* BEGIN *
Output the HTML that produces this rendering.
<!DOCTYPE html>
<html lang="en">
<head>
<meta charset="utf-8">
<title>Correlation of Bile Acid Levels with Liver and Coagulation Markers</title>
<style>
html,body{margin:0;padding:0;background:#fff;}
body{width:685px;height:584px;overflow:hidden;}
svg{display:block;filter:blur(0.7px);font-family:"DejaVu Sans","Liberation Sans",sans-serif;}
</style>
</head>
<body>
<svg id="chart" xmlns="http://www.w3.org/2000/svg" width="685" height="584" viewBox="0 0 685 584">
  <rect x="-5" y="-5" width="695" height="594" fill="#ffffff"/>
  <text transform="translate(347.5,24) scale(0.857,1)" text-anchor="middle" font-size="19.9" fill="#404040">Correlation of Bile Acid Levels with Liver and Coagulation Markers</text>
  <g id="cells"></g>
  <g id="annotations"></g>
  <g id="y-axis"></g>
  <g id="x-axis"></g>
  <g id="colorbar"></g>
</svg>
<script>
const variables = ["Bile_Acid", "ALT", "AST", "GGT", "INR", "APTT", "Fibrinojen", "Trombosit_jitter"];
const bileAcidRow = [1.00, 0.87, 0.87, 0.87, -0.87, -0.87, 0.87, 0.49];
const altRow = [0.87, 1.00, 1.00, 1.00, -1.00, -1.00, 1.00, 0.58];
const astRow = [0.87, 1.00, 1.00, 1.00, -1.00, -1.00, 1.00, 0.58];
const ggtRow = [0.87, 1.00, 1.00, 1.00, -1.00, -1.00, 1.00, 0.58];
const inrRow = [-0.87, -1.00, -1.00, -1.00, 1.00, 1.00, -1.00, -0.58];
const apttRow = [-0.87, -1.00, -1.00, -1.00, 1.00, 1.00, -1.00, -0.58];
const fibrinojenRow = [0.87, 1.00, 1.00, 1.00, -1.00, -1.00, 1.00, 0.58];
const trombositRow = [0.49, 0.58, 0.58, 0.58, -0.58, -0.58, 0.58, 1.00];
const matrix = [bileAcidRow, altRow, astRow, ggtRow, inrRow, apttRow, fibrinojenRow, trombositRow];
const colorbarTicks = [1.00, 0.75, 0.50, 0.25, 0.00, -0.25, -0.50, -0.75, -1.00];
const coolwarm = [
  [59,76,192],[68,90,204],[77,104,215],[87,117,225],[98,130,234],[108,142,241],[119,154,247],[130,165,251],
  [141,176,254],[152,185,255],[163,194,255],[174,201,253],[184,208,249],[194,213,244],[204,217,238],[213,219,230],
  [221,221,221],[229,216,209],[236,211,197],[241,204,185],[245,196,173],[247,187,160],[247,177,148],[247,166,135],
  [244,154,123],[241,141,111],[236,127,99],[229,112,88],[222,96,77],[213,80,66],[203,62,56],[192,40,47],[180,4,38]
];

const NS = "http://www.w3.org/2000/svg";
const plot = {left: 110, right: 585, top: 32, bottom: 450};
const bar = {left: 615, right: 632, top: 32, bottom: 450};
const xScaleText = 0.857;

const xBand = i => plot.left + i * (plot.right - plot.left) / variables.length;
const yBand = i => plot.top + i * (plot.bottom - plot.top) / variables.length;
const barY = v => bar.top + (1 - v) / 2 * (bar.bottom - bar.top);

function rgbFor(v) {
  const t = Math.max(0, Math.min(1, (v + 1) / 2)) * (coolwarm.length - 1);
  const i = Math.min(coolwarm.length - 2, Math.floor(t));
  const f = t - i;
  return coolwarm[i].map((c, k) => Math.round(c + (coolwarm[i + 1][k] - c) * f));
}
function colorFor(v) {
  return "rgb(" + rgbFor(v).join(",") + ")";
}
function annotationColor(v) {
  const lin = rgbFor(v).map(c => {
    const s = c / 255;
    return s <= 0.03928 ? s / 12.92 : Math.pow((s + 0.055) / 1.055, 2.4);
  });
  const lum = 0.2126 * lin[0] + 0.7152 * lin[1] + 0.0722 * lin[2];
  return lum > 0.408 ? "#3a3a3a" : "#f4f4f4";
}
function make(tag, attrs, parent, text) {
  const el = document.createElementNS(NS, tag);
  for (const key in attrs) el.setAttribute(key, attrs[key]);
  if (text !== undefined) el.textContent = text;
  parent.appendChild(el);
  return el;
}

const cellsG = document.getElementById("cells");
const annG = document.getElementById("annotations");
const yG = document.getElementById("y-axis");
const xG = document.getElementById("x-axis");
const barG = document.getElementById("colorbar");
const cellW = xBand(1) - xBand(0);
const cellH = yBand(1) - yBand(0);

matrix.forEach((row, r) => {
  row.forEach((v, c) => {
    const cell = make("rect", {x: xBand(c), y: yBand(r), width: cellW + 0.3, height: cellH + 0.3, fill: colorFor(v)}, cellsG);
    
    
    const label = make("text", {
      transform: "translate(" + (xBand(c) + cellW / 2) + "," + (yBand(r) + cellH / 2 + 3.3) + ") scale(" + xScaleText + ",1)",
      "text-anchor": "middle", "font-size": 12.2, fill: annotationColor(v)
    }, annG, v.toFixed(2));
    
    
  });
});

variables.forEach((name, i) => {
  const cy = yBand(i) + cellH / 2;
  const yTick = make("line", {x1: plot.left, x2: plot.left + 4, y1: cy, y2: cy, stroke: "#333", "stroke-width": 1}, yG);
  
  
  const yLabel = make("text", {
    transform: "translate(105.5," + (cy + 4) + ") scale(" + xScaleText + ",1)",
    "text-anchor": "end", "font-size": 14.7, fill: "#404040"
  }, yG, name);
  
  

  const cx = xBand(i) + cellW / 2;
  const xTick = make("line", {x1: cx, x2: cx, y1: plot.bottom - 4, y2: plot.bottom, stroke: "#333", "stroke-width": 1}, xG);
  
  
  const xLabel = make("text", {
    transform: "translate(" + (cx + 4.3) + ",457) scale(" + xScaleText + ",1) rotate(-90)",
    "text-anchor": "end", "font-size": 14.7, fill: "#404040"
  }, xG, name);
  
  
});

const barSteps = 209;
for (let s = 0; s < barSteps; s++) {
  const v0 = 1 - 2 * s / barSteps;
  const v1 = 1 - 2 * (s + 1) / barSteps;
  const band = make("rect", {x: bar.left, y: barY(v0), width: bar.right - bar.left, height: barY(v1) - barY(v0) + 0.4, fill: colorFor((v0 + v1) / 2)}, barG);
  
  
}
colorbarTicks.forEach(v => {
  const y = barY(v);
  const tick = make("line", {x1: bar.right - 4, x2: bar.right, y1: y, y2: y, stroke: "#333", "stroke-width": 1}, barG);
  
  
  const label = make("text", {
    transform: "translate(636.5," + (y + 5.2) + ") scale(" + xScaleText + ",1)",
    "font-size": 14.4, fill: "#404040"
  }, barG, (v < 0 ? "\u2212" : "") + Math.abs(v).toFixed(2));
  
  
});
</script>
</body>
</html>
* END *
Repeat the data precisely, line by line.

__Solution to this exercise__
Output the HTML that produces this rendering.
<!DOCTYPE html>
<html lang="en">
<head>
<meta charset="utf-8">
<title>Correlation of Bile Acid Levels with Liver and Coagulation Markers</title>
<style>
html,body{margin:0;padding:0;background:#fff;}
body{width:685px;height:584px;overflow:hidden;}
svg{display:block;filter:blur(0.7px);font-family:"DejaVu Sans","Liberation Sans",sans-serif;}
</style>
</head>
<body>
<svg id="chart" xmlns="http://www.w3.org/2000/svg" width="685" height="584" viewBox="0 0 685 584">
  <rect x="-5" y="-5" width="695" height="594" fill="#ffffff"/>
  <text transform="translate(347.5,24) scale(0.857,1)" text-anchor="middle" font-size="19.9" fill="#404040">Correlation of Bile Acid Levels with Liver and Coagulation Markers</text>
  <g id="cells"></g>
  <g id="annotations"></g>
  <g id="y-axis"></g>
  <g id="x-axis"></g>
  <g id="colorbar"></g>
</svg>
<script>
const variables = ["Bile_Acid", "ALT", "AST", "GGT", "INR", "APTT", "Fibrinojen", "Trombosit_jitter"];
const bileAcidRow = [1.00, 0.87, 0.87, 0.87, -0.87, -0.87, 0.87, 0.49];
const altRow = [0.87, 1.00, 1.00, 1.00, -1.00, -1.00, 1.00, 0.58];
const astRow = [0.87, 1.00, 1.00, 1.00, -1.00, -1.00, 1.00, 0.58];
const ggtRow = [0.87, 1.00, 1.00, 1.00, -1.00, -1.00, 1.00, 0.58];
const inrRow = [-0.87, -1.00, -1.00, -1.00, 1.00, 1.00, -1.00, -0.58];
const apttRow = [-0.87, -1.00, -1.00, -1.00, 1.00, 1.00, -1.00, -0.58];
const fibrinojenRow = [0.87, 1.00, 1.00, 1.00, -1.00, -1.00, 1.00, 0.58];
const trombositRow = [0.49, 0.58, 0.58, 0.58, -0.58, -0.58, 0.58, 1.00];
const matrix = [bileAcidRow, altRow, astRow, ggtRow, inrRow, apttRow, fibrinojenRow, trombositRow];
const colorbarTicks = [1.00, 0.75, 0.50, 0.25, 0.00, -0.25, -0.50, -0.75, -1.00];
const coolwarm = [
  [59,76,192],[68,90,204],[77,104,215],[87,117,225],[98,130,234],[108,142,241],[119,154,247],[130,165,251],
  [141,176,254],[152,185,255],[163,194,255],[174,201,253],[184,208,249],[194,213,244],[204,217,238],[213,219,230],
  [221,221,221],[229,216,209],[236,211,197],[241,204,185],[245,196,173],[247,187,160],[247,177,148],[247,166,135],
  [244,154,123],[241,141,111],[236,127,99],[229,112,88],[222,96,77],[213,80,66],[203,62,56],[192,40,47],[180,4,38]
];

const NS = "http://www.w3.org/2000/svg";
const plot = {left: 110, right: 585, top: 32, bottom: 450};
const bar = {left: 615, right: 632, top: 32, bottom: 450};
const xScaleText = 0.857;

const xBand = i => plot.left + i * (plot.right - plot.left) / variables.length;
const yBand = i => plot.top + i * (plot.bottom - plot.top) / variables.length;
const barY = v => bar.top + (1 - v) / 2 * (bar.bottom - bar.top);

function rgbFor(v) {
  const t = Math.max(0, Math.min(1, (v + 1) / 2)) * (coolwarm.length - 1);
  const i = Math.min(coolwarm.length - 2, Math.floor(t));
  const f = t - i;
  return coolwarm[i].map((c, k) => Math.round(c + (coolwarm[i + 1][k] - c) * f));
}
function colorFor(v) {
  return "rgb(" + rgbFor(v).join(",") + ")";
}
function annotationColor(v) {
  const lin = rgbFor(v).map(c => {
    const s = c / 255;
    return s <= 0.03928 ? s / 12.92 : Math.pow((s + 0.055) / 1.055, 2.4);
  });
  const lum = 0.2126 * lin[0] + 0.7152 * lin[1] + 0.0722 * lin[2];
  return lum > 0.408 ? "#3a3a3a" : "#f4f4f4";
}
function make(tag, attrs, parent, text) {
  const el = document.createElementNS(NS, tag);
  for (const key in attrs) el.setAttribute(key, attrs[key]);
  if (text !== undefined) el.textContent = text;
  parent.appendChild(el);
  return el;
}

const cellsG = document.getElementById("cells");
const annG = document.getElementById("annotations");
const yG = document.getElementById("y-axis");
const xG = document.getElementById("x-axis");
const barG = document.getElementById("colorbar");
const cellW = xBand(1) - xBand(0);
const cellH = yBand(1) - yBand(0);

matrix.forEach((row, r) => {
  row.forEach((v, c) => {
    const cell = make("rect", {x: xBand(c), y: yBand(r), width: cellW + 0.3, height: cellH + 0.3, fill: colorFor(v)}, cellsG);
    
    
    const label = make("text", {
      transform: "translate(" + (xBand(c) + cellW / 2) + "," + (yBand(r) + cellH / 2 + 3.3) + ") scale(" + xScaleText + ",1)",
      "text-anchor": "middle", "font-size": 12.2, fill: annotationColor(v)
    }, annG, v.toFixed(2));
    
    
  });
});

variables.forEach((name, i) => {
  const cy = yBand(i) + cellH / 2;
  const yTick = make("line", {x1: plot.left, x2: plot.left + 4, y1: cy, y2: cy, stroke: "#333", "stroke-width": 1}, yG);
  
  
  const yLabel = make("text", {
    transform: "translate(105.5," + (cy + 4) + ") scale(" + xScaleText + ",1)",
    "text-anchor": "end", "font-size": 14.7, fill: "#404040"
  }, yG, name);
  
  

  const cx = xBand(i) + cellW / 2;
  const xTick = make("line", {x1: cx, x2: cx, y1: plot.bottom - 4, y2: plot.bottom, stroke: "#333", "stroke-width": 1}, xG);
  
  
  const xLabel = make("text", {
    transform: "translate(" + (cx + 4.3) + ",457) scale(" + xScaleText + ",1) rotate(-90)",
    "text-anchor": "end", "font-size": 14.7, fill: "#404040"
  }, xG, name);
  
  
});

const barSteps = 209;
for (let s = 0; s < barSteps; s++) {
  const v0 = 1 - 2 * s / barSteps;
  const v1 = 1 - 2 * (s + 1) / barSteps;
  const band = make("rect", {x: bar.left, y: barY(v0), width: bar.right - bar.left, height: barY(v1) - barY(v0) + 0.4, fill: colorFor((v0 + v1) / 2)}, barG);
  
  
}
colorbarTicks.forEach(v => {
  const y = barY(v);
  const tick = make("line", {x1: bar.right - 4, x2: bar.right, y1: y, y2: y, stroke: "#333", "stroke-width": 1}, barG);
  
  
  const label = make("text", {
    transform: "translate(636.5," + (y + 5.2) + ") scale(" + xScaleText + ",1)",
    "font-size": 14.4, fill: "#404040"
  }, barG, (v < 0 ? "\u2212" : "") + Math.abs(v).toFixed(2));
  
  
});
</script>
</body>
</html>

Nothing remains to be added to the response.